• _Goal_
Working from the top of the listing below, retype each line through the line containing "plt.rcParams['mathtext.fontset'] = 'cm'", both included, with no pictures.

** START OF Material supplied **

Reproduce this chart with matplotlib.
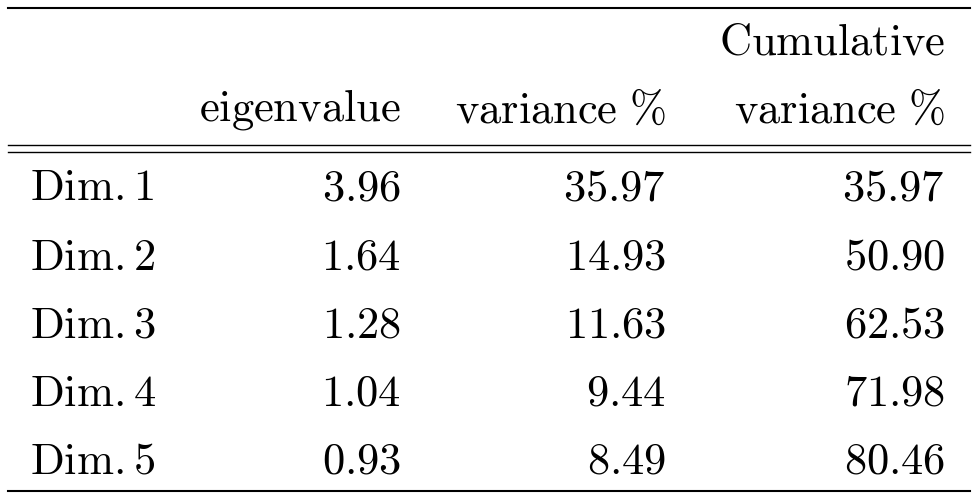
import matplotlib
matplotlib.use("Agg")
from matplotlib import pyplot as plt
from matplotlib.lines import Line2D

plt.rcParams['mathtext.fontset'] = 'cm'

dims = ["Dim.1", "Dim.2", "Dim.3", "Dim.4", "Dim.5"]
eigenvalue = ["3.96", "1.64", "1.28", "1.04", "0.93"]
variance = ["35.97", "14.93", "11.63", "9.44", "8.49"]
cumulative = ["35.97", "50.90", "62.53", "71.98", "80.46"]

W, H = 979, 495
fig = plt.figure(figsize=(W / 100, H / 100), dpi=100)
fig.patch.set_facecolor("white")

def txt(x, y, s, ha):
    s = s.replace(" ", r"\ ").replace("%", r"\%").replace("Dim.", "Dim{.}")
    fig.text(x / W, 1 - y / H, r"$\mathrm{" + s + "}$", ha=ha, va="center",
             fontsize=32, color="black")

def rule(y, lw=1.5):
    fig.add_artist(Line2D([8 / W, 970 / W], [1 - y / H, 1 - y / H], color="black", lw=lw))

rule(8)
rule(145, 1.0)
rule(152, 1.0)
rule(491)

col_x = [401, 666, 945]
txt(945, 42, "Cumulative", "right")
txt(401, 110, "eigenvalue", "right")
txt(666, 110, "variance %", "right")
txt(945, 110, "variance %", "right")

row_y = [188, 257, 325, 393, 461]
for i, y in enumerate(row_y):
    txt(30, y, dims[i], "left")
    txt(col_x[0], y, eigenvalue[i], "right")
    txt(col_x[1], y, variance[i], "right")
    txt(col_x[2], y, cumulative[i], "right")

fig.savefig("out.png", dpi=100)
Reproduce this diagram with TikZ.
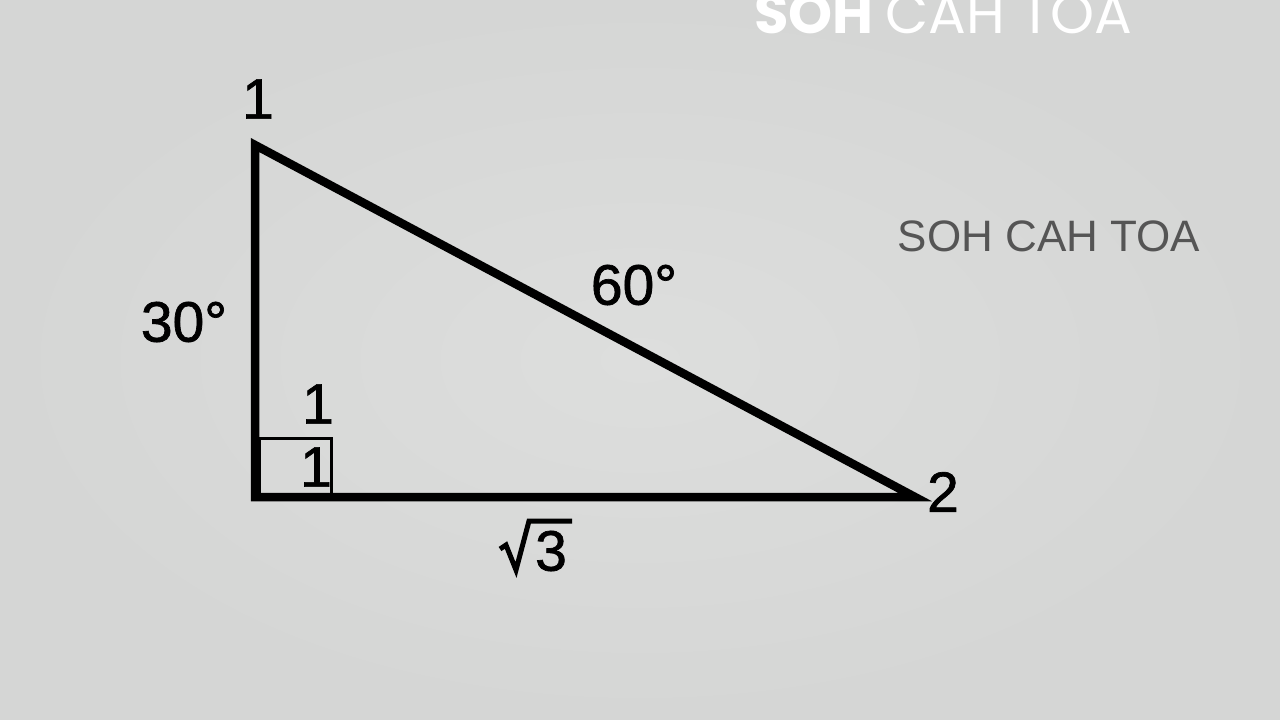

** END OF Material supplied **

• _Solution_
Reproduce this chart with matplotlib.
import matplotlib
matplotlib.use("Agg")
from matplotlib import pyplot as plt
from matplotlib.lines import Line2D

plt.rcParams['mathtext.fontset'] = 'cm'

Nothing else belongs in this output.